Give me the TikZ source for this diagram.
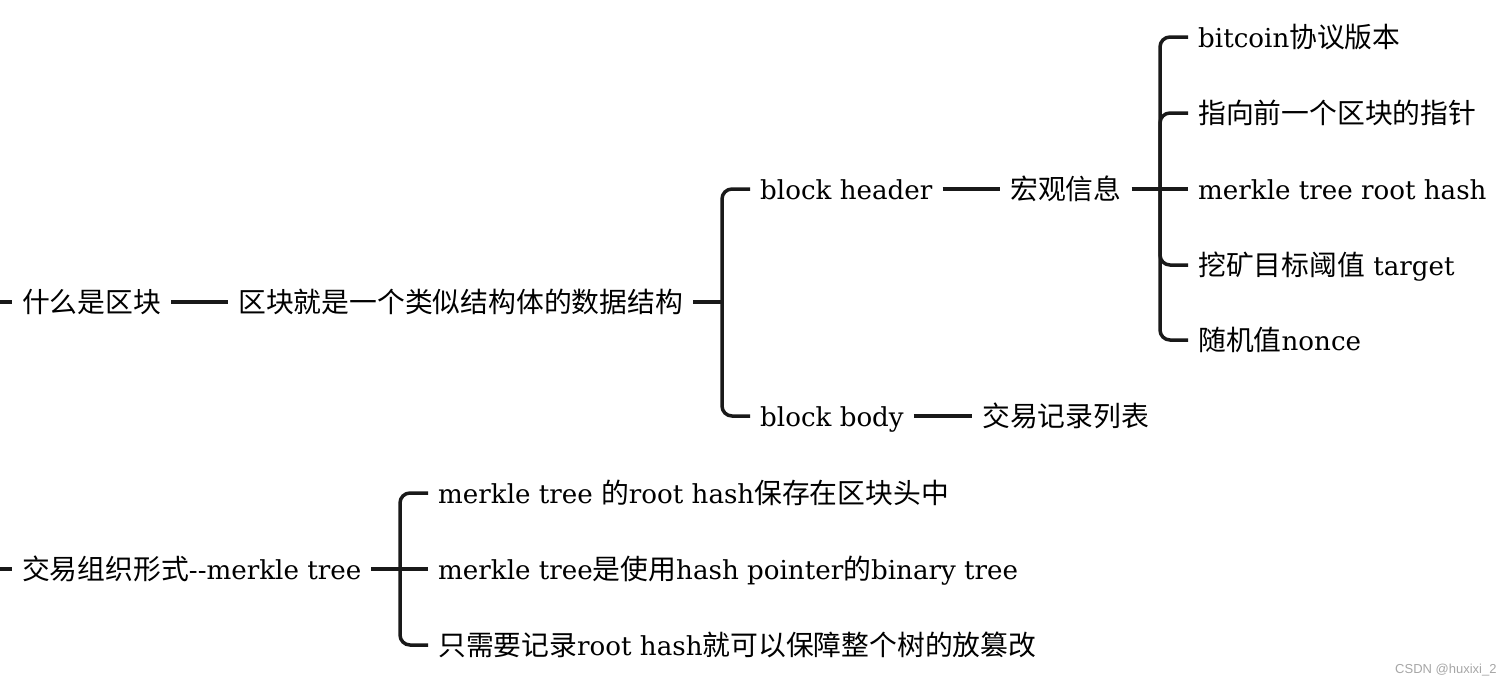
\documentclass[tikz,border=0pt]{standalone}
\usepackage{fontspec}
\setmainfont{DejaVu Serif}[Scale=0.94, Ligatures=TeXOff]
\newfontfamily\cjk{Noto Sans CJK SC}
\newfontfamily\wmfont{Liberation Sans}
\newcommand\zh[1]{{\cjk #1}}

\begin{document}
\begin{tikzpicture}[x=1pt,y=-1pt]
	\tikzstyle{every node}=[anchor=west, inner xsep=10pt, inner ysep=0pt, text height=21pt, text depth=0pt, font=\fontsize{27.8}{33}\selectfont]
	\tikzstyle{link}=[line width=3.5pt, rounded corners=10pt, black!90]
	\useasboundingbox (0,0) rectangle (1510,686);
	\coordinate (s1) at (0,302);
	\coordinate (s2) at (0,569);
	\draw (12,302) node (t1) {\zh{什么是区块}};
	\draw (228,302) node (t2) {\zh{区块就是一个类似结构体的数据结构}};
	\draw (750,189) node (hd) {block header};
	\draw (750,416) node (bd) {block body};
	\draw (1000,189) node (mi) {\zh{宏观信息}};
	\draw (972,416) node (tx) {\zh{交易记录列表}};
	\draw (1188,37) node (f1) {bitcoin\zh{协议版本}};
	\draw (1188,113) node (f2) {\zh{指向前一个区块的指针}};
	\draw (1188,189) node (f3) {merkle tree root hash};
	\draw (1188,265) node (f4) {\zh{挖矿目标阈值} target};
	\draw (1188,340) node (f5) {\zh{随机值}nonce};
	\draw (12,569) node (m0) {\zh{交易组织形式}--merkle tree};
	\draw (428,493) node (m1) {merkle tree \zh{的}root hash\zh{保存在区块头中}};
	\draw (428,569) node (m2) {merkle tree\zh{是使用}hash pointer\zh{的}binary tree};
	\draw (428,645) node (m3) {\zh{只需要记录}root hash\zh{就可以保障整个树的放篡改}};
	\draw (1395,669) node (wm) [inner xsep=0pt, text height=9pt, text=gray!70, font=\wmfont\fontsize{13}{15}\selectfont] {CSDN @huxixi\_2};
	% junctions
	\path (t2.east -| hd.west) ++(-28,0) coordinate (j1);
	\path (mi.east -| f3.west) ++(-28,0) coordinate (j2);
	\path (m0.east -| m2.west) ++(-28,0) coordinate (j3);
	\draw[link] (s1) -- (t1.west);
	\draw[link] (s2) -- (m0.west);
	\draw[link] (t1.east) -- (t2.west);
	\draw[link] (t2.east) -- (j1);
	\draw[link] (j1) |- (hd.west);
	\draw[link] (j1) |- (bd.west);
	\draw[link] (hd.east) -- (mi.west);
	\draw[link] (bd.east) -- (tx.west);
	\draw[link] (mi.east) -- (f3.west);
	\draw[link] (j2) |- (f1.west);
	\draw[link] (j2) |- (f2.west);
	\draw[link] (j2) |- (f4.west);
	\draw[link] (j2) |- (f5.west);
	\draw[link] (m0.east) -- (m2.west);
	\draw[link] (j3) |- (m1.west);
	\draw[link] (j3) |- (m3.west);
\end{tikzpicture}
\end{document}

---

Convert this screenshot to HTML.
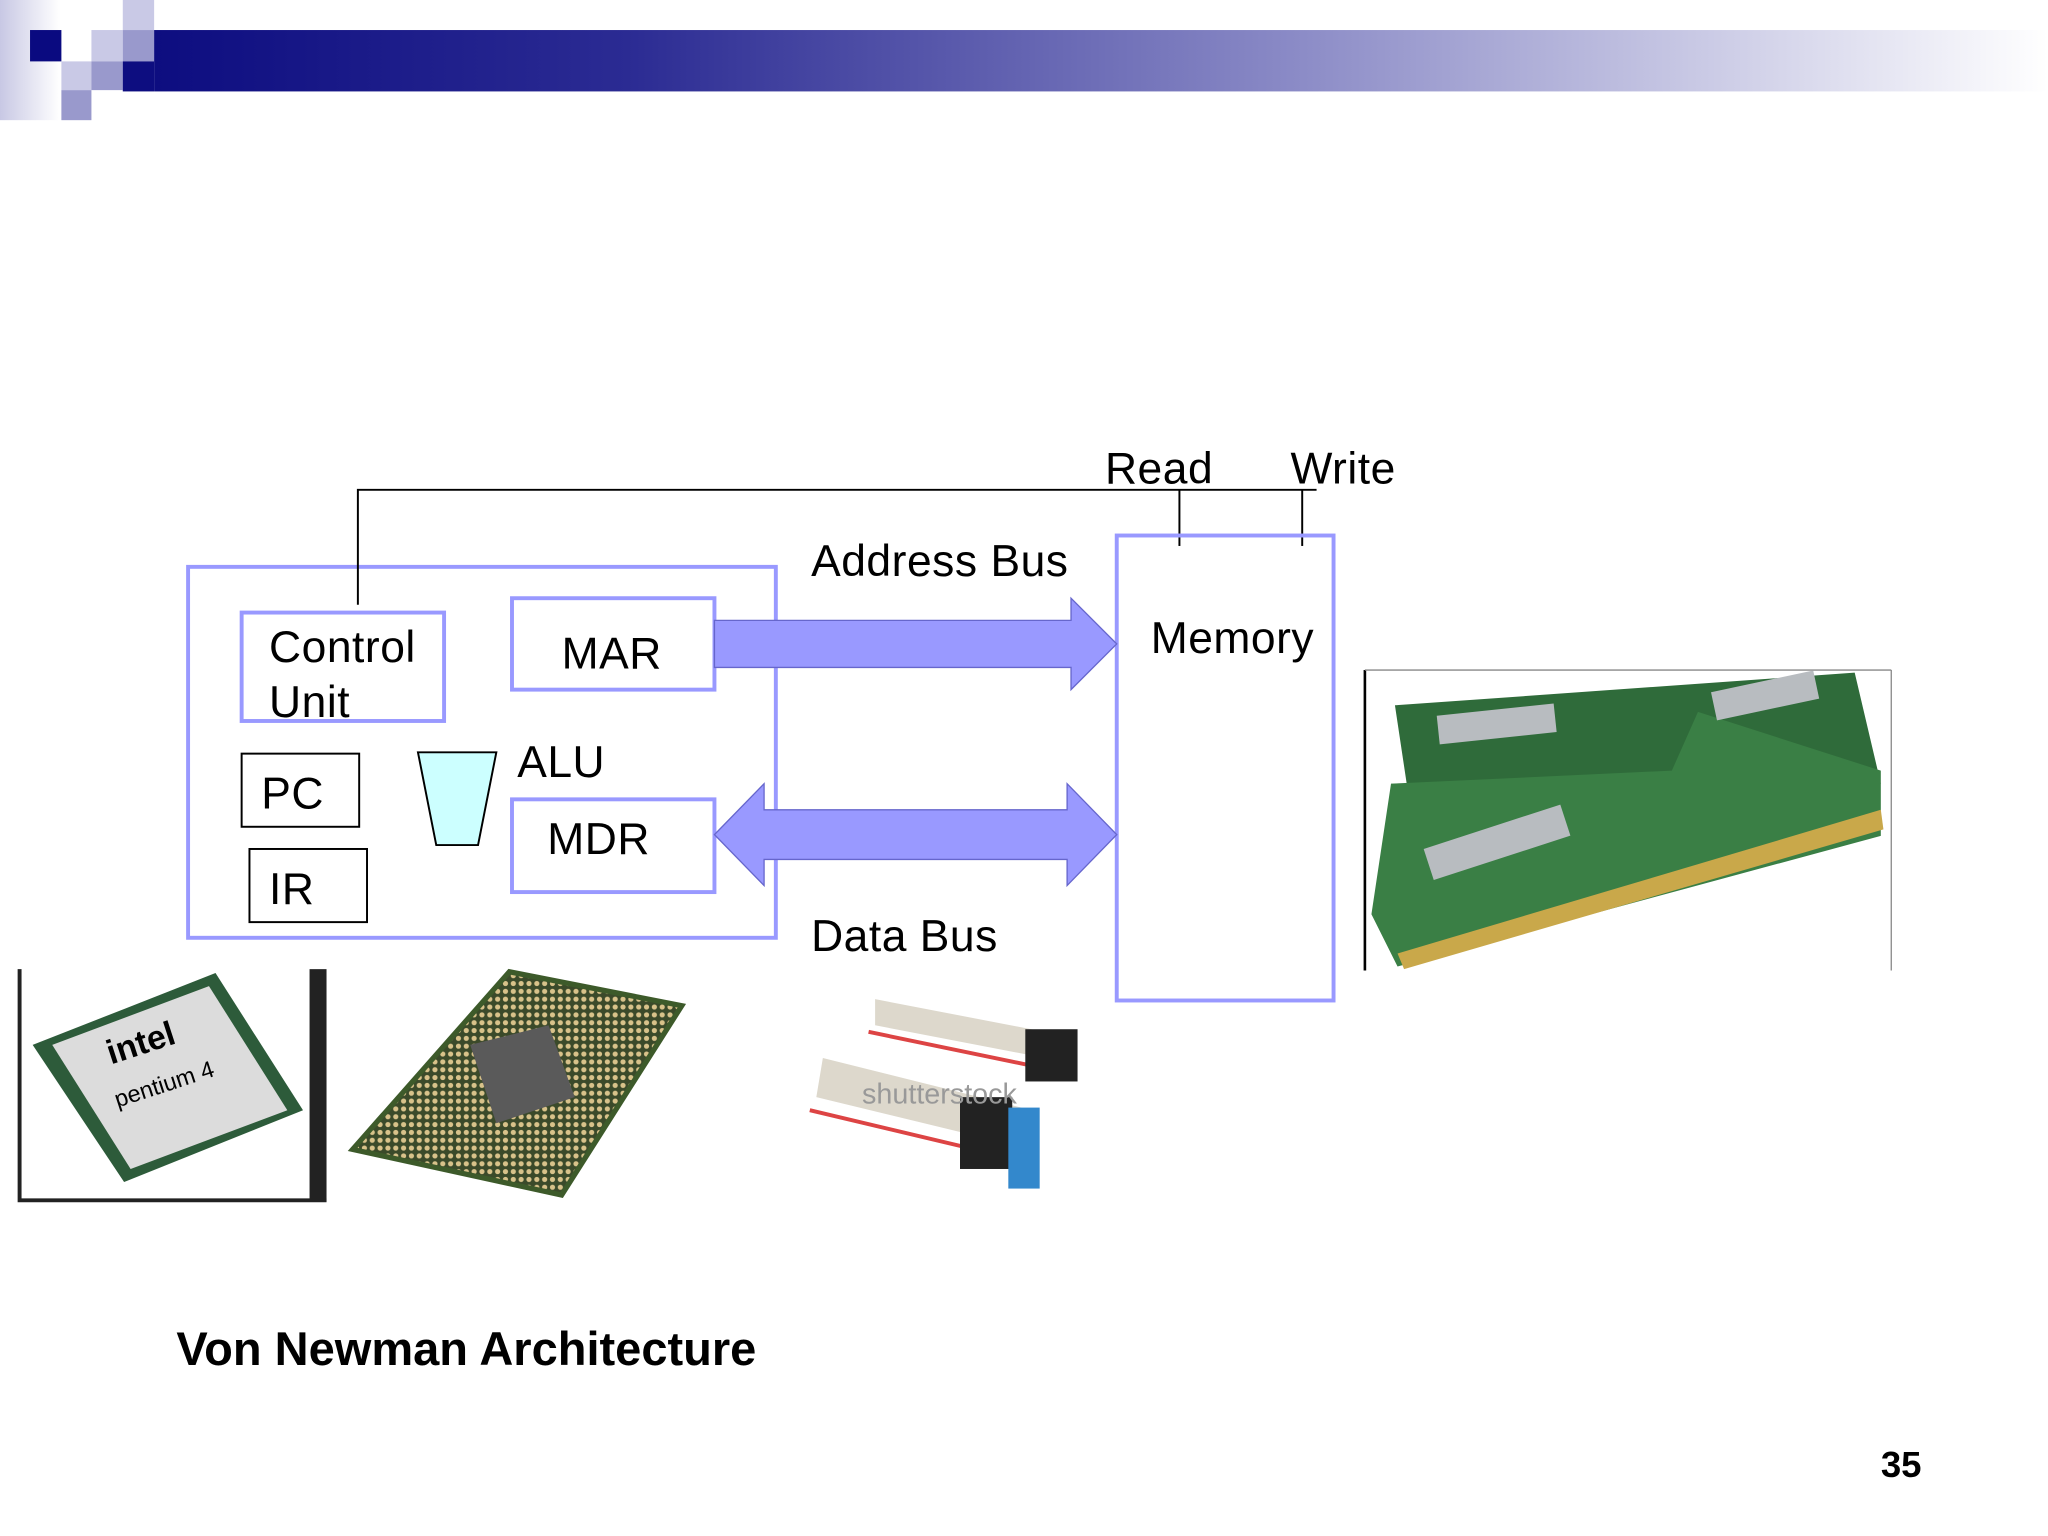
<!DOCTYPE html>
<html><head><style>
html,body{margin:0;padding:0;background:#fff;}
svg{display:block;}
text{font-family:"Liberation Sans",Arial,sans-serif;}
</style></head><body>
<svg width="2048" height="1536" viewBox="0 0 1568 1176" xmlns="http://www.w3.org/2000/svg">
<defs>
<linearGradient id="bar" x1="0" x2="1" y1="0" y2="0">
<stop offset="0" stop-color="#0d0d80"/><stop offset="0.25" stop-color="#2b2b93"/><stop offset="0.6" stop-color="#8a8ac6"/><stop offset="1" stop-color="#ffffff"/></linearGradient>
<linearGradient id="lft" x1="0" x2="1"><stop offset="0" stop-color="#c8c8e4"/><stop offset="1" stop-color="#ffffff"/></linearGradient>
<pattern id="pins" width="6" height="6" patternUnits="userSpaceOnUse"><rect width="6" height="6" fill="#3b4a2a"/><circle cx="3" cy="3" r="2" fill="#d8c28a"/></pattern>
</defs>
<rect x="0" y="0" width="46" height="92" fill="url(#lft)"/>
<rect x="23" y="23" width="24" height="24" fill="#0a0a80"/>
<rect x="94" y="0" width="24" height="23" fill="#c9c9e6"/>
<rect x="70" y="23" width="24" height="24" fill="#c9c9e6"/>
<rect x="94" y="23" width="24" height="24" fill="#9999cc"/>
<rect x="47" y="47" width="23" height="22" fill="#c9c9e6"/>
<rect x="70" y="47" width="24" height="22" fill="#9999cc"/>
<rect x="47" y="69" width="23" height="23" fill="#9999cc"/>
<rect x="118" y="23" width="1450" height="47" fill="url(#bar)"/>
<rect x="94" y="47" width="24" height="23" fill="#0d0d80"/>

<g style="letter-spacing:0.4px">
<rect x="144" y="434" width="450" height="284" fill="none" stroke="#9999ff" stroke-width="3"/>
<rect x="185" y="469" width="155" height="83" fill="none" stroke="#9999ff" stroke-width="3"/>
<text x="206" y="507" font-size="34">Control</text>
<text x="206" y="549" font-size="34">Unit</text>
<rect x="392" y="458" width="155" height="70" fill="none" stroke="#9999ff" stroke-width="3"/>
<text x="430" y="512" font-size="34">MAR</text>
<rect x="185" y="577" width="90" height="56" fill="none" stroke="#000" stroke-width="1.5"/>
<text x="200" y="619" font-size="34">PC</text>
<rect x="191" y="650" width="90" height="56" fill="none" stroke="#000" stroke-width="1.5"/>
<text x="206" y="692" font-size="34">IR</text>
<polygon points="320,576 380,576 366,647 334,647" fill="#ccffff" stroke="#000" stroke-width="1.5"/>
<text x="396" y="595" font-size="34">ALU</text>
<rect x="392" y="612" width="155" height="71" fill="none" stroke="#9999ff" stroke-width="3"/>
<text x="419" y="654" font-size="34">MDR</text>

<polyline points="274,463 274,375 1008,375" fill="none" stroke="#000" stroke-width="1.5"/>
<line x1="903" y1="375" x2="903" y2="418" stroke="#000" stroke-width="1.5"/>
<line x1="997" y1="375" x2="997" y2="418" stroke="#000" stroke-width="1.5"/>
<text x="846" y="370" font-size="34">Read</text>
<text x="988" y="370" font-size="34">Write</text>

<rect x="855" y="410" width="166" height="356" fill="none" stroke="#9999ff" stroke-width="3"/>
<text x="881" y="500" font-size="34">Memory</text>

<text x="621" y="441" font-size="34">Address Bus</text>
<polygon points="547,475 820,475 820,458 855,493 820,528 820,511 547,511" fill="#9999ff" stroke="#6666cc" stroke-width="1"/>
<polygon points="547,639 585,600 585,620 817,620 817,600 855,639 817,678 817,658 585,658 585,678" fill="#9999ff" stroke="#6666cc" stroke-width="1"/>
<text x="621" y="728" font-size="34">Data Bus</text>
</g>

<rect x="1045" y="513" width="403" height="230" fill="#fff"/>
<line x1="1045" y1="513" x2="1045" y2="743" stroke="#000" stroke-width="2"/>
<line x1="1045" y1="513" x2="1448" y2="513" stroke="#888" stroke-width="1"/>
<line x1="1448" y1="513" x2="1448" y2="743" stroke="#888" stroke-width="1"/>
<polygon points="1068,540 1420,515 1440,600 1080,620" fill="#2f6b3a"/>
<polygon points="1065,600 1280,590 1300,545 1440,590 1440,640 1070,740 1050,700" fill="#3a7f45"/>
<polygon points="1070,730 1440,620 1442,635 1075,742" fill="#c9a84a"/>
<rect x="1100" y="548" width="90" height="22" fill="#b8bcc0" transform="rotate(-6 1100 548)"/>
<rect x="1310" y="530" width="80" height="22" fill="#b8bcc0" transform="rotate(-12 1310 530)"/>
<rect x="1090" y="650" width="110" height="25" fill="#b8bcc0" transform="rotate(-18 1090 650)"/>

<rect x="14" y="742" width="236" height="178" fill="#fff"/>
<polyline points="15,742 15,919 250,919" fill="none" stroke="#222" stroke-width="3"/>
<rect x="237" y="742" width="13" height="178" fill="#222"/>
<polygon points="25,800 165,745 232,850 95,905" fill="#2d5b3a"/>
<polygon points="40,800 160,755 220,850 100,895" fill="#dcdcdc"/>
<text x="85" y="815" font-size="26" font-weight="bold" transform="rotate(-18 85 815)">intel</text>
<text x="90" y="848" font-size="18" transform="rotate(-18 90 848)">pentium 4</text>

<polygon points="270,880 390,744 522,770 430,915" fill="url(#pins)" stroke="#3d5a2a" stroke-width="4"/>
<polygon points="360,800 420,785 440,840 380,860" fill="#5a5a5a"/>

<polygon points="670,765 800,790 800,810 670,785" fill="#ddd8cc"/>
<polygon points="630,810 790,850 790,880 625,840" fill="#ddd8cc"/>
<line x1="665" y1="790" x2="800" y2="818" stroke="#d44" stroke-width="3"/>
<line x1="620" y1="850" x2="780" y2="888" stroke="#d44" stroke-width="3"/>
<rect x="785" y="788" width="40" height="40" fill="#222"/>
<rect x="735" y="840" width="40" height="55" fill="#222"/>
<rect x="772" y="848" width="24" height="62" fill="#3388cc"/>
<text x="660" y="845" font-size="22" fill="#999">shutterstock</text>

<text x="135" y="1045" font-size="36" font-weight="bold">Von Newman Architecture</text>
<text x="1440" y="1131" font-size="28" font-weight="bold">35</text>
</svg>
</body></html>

## WHAT IS REQUIRED
Which lines include "this"? Copy each of them out.

## WRITTEN ANSWER
Give me the TikZ source for this diagram.
Convert this screenshot to HTML.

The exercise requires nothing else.